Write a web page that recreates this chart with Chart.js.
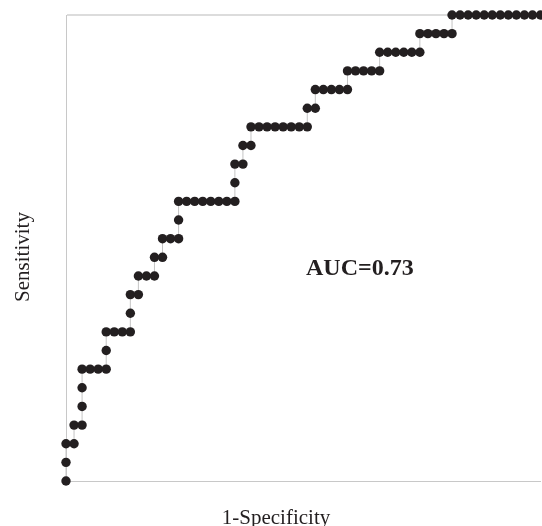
<!DOCTYPE html>
<html>
<head>
<meta charset="utf-8">
<script src="https://cdn.jsdelivr.net/npm/chart.js@4.4.1/dist/chart.umd.min.js"></script>
<style>
  html,body{margin:0;padding:0;background:#fff;}
  #wrap{width:542px;height:526px;}
</style>
</head>
<body>
<div id="wrap"><canvas id="myChart" width="542" height="526"></canvas></div>
<script>
// ROC points, in counts of false positives (out of 59) and true positives (out of 25)
const falsePos = [0,0,0,1,1,2,2,2,2,3,4,5,5,5,6,7,8,8,8,9,9,10,11,11,12,12,13,14,14,
  14,15,16,17,18,19,20,21,21,21,22,22,23,23,24,25,26,27,28,29,30,30,31,
  31,32,33,34,35,35,36,37,38,39,39,40,41,42,43,44,44,45,46,47,48,
  48,49,50,51,52,53,54,55,56,57,58,59];
const truePos = [0,1,2,2,3,3,4,5,6,6,6,6,7,8,8,8,8,9,10,10,11,11,11,12,12,13,13,13,14,
  15,15,15,15,15,15,15,15,16,17,17,18,18,19,19,19,19,19,19,19,19,20,20,
  21,21,21,21,21,22,22,22,22,22,23,23,23,23,23,23,24,24,24,24,24,
  25,25,25,25,25,25,25,25,25,25,25,25];
const totalNeg = 59;
const totalPos = 25;
const aucLabel = "AUC=0.73";
const xTitle = "1-Specificity";
const yTitle = "Sensitivity";

const points = falsePos.map((v,i)=>({x:v, y:truePos[i]}));

const textPlugin = {
  id:'texts',
  afterDraw(chart){
    const c = chart.ctx;
    c.save();
    c.fillStyle = '#231f20';
    c.textAlign = 'center';
    c.textBaseline = 'alphabetic';
    c.font = '21px "Liberation Serif", "Times New Roman", serif';
    c.fillText(xTitle, 276, 524);
    c.translate(29, 257);
    c.rotate(-Math.PI/2);
    c.fillText(yTitle, 0, 0);
    c.restore();
    c.save();
    c.fillStyle = '#231f20';
    c.font = 'bold 24px "Liberation Serif", "Times New Roman", serif';
    c.textAlign = 'left';
    c.fillText(aucLabel, 306, 275);
    c.restore();
  }
};

const ctx = document.getElementById('myChart').getContext("2d");

const config = {
  type:"line",
  data:{
    datasets:[{
      data:points,
      borderColor:'#c4c4c4',
      borderWidth:1,
      pointRadius:4.7,
      pointBackgroundColor:'#231f20',
      pointBorderColor:'#231f20',
      pointBorderWidth:0,
      tension:0,
      fill:false,
      clip:false
    }]
  },
  options:{
    responsive:false,
    animation:false,
    layout:{autoPadding:false, padding:{left:66, top:15, right:1.5, bottom:37}},
    plugins:{legend:{display:false}, tooltip:{enabled:false}},
    scales:{
      x:{
        type:'linear',
        min:0,
        max:totalNeg,
        grid:{display:false},
        border:{display:true, color:'#c8c8c8', width:1},
        ticks:{display:false}
      },
      y:{
        min:0,
        max:totalPos,
        grid:{
          drawTicks:false,
          color:(c)=> c.tick && c.tick.value===totalPos ? '#dcdcdc' : 'rgba(0,0,0,0)',
          lineWidth:2
        },
        border:{display:true, color:'#c8c8c8', width:1},
        ticks:{display:false, stepSize:5}
      }
    }
  },
  plugins:[textPlugin]
};

const mychart = new Chart(ctx, config);
</script>
</body>
</html>
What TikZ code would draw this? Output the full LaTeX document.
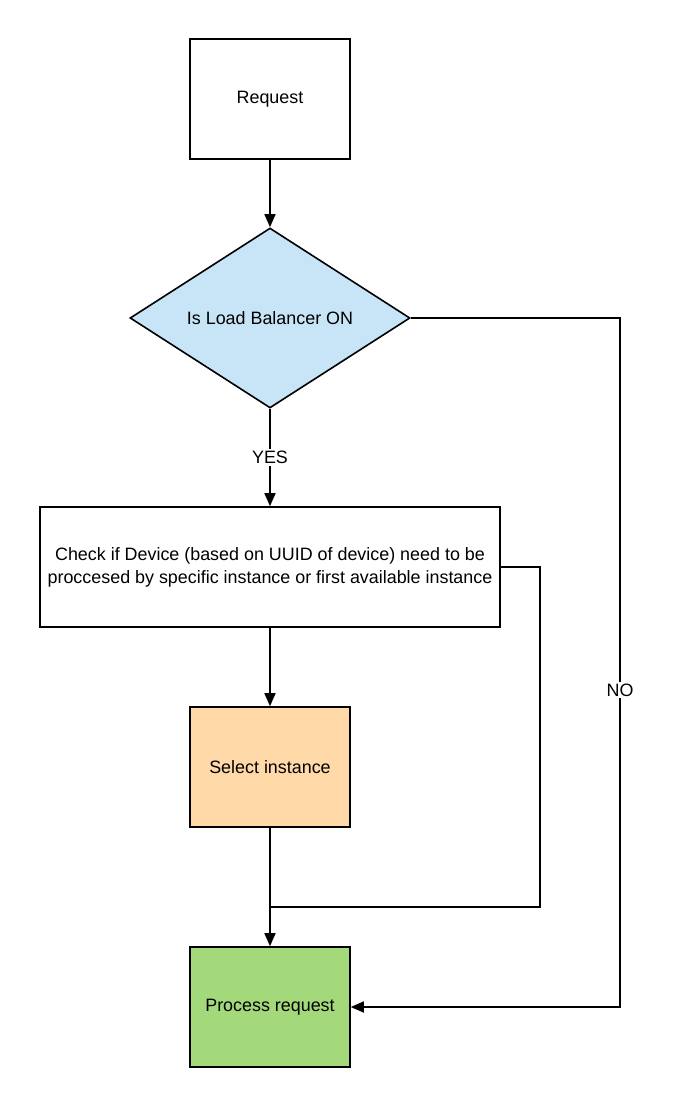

....................

**Written problem**
Go through the listing above and write it out again exactly, dropping the pictures.

**Task result**
Write a web page that recreates this chart with Chart.js.
<!DOCTYPE html>
<html>
<head>
<meta charset="utf-8">
<script src="https://cdn.jsdelivr.net/npm/chart.js@4.4.1/dist/chart.umd.min.js"></script>
<style>
  html,body{margin:0;padding:0;background:#fff;}
  #wrap{width:542px;height:526px;}
</style>
</head>
<body>
<div id="wrap"><canvas id="myChart" width="542" height="526"></canvas></div>
<script>
// ROC points, in counts of false positives (out of 59) and true positives (out of 25)
const falsePos = [0,0,0,1,1,2,2,2,2,3,4,5,5,5,6,7,8,8,8,9,9,10,11,11,12,12,13,14,14,
  14,15,16,17,18,19,20,21,21,21,22,22,23,23,24,25,26,27,28,29,30,30,31,
  31,32,33,34,35,35,36,37,38,39,39,40,41,42,43,44,44,45,46,47,48,
  48,49,50,51,52,53,54,55,56,57,58,59];
const truePos = [0,1,2,2,3,3,4,5,6,6,6,6,7,8,8,8,8,9,10,10,11,11,11,12,12,13,13,13,14,
  15,15,15,15,15,15,15,15,16,17,17,18,18,19,19,19,19,19,19,19,19,20,20,
  21,21,21,21,21,22,22,22,22,22,23,23,23,23,23,23,24,24,24,24,24,
  25,25,25,25,25,25,25,25,25,25,25,25];
const totalNeg = 59;
const totalPos = 25;
const aucLabel = "AUC=0.73";
const xTitle = "1-Specificity";
const yTitle = "Sensitivity";

const points = falsePos.map((v,i)=>({x:v, y:truePos[i]}));

const textPlugin = {
  id:'texts',
  afterDraw(chart){
    const c = chart.ctx;
    c.save();
    c.fillStyle = '#231f20';
    c.textAlign = 'center';
    c.textBaseline = 'alphabetic';
    c.font = '21px "Liberation Serif", "Times New Roman", serif';
    c.fillText(xTitle, 276, 524);
    c.translate(29, 257);
    c.rotate(-Math.PI/2);
    c.fillText(yTitle, 0, 0);
    c.restore();
    c.save();
    c.fillStyle = '#231f20';
    c.font = 'bold 24px "Liberation Serif", "Times New Roman", serif';
    c.textAlign = 'left';
    c.fillText(aucLabel, 306, 275);
    c.restore();
  }
};

const ctx = document.getElementById('myChart').getContext("2d");

const config = {
  type:"line",
  data:{
    datasets:[{
      data:points,
      borderColor:'#c4c4c4',
      borderWidth:1,
      pointRadius:4.7,
      pointBackgroundColor:'#231f20',
      pointBorderColor:'#231f20',
      pointBorderWidth:0,
      tension:0,
      fill:false,
      clip:false
    }]
  },
  options:{
    responsive:false,
    animation:false,
    layout:{autoPadding:false, padding:{left:66, top:15, right:1.5, bottom:37}},
    plugins:{legend:{display:false}, tooltip:{enabled:false}},
    scales:{
      x:{
        type:'linear',
        min:0,
        max:totalNeg,
        grid:{display:false},
        border:{display:true, color:'#c8c8c8', width:1},
        ticks:{display:false}
      },
      y:{
        min:0,
        max:totalPos,
        grid:{
          drawTicks:false,
          color:(c)=> c.tick && c.tick.value===totalPos ? '#dcdcdc' : 'rgba(0,0,0,0)',
          lineWidth:2
        },
        border:{display:true, color:'#c8c8c8', width:1},
        ticks:{display:false, stepSize:5}
      }
    }
  },
  plugins:[textPlugin]
};

const mychart = new Chart(ctx, config);
</script>
</body>
</html>
What TikZ code would draw this? Output the full LaTeX document.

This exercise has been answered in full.